Data listing
— Start —
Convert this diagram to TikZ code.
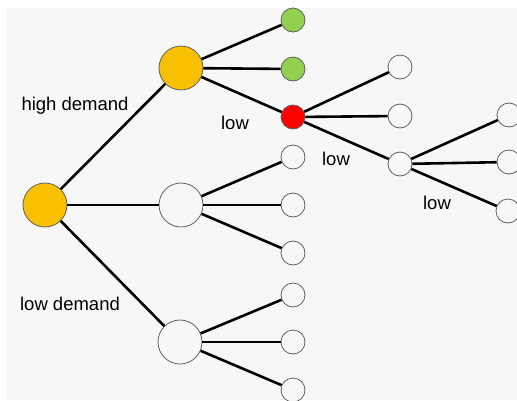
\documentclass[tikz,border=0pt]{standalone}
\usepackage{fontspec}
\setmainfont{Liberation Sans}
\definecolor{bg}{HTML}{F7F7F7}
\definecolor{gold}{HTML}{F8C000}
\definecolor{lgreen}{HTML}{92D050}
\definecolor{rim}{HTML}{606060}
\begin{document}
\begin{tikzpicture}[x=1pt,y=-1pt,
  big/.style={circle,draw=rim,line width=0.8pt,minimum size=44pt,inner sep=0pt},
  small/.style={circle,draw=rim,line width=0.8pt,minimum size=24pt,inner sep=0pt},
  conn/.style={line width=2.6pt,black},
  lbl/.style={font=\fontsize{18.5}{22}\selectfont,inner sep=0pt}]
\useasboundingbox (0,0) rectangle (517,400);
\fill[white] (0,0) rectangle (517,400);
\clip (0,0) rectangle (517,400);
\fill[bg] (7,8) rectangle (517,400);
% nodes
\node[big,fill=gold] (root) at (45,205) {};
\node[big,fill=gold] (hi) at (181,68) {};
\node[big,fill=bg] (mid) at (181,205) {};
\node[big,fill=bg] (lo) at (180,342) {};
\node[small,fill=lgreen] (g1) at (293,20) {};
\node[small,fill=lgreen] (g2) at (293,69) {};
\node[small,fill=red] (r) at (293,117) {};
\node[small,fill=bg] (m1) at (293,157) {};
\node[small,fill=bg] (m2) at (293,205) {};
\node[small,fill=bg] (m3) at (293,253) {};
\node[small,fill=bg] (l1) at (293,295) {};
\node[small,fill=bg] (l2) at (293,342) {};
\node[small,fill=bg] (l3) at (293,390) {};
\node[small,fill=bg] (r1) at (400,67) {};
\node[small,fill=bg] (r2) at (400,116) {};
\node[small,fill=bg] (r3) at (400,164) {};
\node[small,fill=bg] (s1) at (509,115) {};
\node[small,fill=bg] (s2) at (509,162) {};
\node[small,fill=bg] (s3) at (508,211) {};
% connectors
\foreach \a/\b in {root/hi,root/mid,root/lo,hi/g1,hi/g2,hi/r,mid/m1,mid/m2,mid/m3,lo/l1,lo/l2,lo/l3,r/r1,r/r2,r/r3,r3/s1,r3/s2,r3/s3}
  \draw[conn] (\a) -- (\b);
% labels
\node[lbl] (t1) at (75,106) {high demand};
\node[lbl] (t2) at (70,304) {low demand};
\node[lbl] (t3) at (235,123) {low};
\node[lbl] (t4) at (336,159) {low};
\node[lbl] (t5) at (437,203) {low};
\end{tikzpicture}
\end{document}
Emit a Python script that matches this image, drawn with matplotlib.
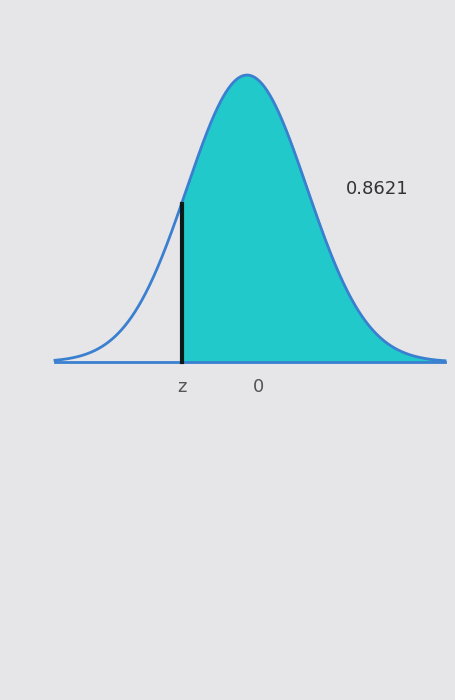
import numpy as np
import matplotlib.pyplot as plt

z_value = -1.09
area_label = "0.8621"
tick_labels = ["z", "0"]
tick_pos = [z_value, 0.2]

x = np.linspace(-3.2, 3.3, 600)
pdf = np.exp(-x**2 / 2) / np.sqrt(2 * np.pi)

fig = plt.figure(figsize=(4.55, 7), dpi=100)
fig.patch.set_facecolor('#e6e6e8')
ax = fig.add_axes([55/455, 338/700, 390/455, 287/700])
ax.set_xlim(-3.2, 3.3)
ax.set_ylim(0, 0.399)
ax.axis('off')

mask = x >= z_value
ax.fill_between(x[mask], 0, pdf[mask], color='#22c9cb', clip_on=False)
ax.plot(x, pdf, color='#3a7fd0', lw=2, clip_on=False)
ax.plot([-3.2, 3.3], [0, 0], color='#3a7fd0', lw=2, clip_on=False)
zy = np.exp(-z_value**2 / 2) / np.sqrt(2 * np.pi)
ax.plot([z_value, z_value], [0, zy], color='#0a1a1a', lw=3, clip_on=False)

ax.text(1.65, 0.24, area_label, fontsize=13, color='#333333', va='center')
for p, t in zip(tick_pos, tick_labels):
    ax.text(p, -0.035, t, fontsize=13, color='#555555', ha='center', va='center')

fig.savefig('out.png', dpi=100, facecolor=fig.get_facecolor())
— End —
▶ EXERCISE BRIEF:
Copy every record character for character. Skip the pictures.

▶ THE REPLY:
Convert this diagram to TikZ code.
\documentclass[tikz,border=0pt]{standalone}
\usepackage{fontspec}
\setmainfont{Liberation Sans}
\definecolor{bg}{HTML}{F7F7F7}
\definecolor{gold}{HTML}{F8C000}
\definecolor{lgreen}{HTML}{92D050}
\definecolor{rim}{HTML}{606060}
\begin{document}
\begin{tikzpicture}[x=1pt,y=-1pt,
  big/.style={circle,draw=rim,line width=0.8pt,minimum size=44pt,inner sep=0pt},
  small/.style={circle,draw=rim,line width=0.8pt,minimum size=24pt,inner sep=0pt},
  conn/.style={line width=2.6pt,black},
  lbl/.style={font=\fontsize{18.5}{22}\selectfont,inner sep=0pt}]
\useasboundingbox (0,0) rectangle (517,400);
\fill[white] (0,0) rectangle (517,400);
\clip (0,0) rectangle (517,400);
\fill[bg] (7,8) rectangle (517,400);
% nodes
\node[big,fill=gold] (root) at (45,205) {};
\node[big,fill=gold] (hi) at (181,68) {};
\node[big,fill=bg] (mid) at (181,205) {};
\node[big,fill=bg] (lo) at (180,342) {};
\node[small,fill=lgreen] (g1) at (293,20) {};
\node[small,fill=lgreen] (g2) at (293,69) {};
\node[small,fill=red] (r) at (293,117) {};
\node[small,fill=bg] (m1) at (293,157) {};
\node[small,fill=bg] (m2) at (293,205) {};
\node[small,fill=bg] (m3) at (293,253) {};
\node[small,fill=bg] (l1) at (293,295) {};
\node[small,fill=bg] (l2) at (293,342) {};
\node[small,fill=bg] (l3) at (293,390) {};
\node[small,fill=bg] (r1) at (400,67) {};
\node[small,fill=bg] (r2) at (400,116) {};
\node[small,fill=bg] (r3) at (400,164) {};
\node[small,fill=bg] (s1) at (509,115) {};
\node[small,fill=bg] (s2) at (509,162) {};
\node[small,fill=bg] (s3) at (508,211) {};
% connectors
\foreach \a/\b in {root/hi,root/mid,root/lo,hi/g1,hi/g2,hi/r,mid/m1,mid/m2,mid/m3,lo/l1,lo/l2,lo/l3,r/r1,r/r2,r/r3,r3/s1,r3/s2,r3/s3}
  \draw[conn] (\a) -- (\b);
% labels
\node[lbl] (t1) at (75,106) {high demand};
\node[lbl] (t2) at (70,304) {low demand};
\node[lbl] (t3) at (235,123) {low};
\node[lbl] (t4) at (336,159) {low};
\node[lbl] (t5) at (437,203) {low};
\end{tikzpicture}
\end{document}
Emit a Python script that matches this image, drawn with matplotlib.
import numpy as np
import matplotlib.pyplot as plt

z_value = -1.09
area_label = "0.8621"
tick_labels = ["z", "0"]
tick_pos = [z_value, 0.2]

x = np.linspace(-3.2, 3.3, 600)
pdf = np.exp(-x**2 / 2) / np.sqrt(2 * np.pi)

fig = plt.figure(figsize=(4.55, 7), dpi=100)
fig.patch.set_facecolor('#e6e6e8')
ax = fig.add_axes([55/455, 338/700, 390/455, 287/700])
ax.set_xlim(-3.2, 3.3)
ax.set_ylim(0, 0.399)
ax.axis('off')

mask = x >= z_value
ax.fill_between(x[mask], 0, pdf[mask], color='#22c9cb', clip_on=False)
ax.plot(x, pdf, color='#3a7fd0', lw=2, clip_on=False)
ax.plot([-3.2, 3.3], [0, 0], color='#3a7fd0', lw=2, clip_on=False)
zy = np.exp(-z_value**2 / 2) / np.sqrt(2 * np.pi)
ax.plot([z_value, z_value], [0, zy], color='#0a1a1a', lw=3, clip_on=False)

ax.text(1.65, 0.24, area_label, fontsize=13, color='#333333', va='center')
for p, t in zip(tick_pos, tick_labels):
    ax.text(p, -0.035, t, fontsize=13, color='#555555', ha='center', va='center')

fig.savefig('out.png', dpi=100, facecolor=fig.get_facecolor())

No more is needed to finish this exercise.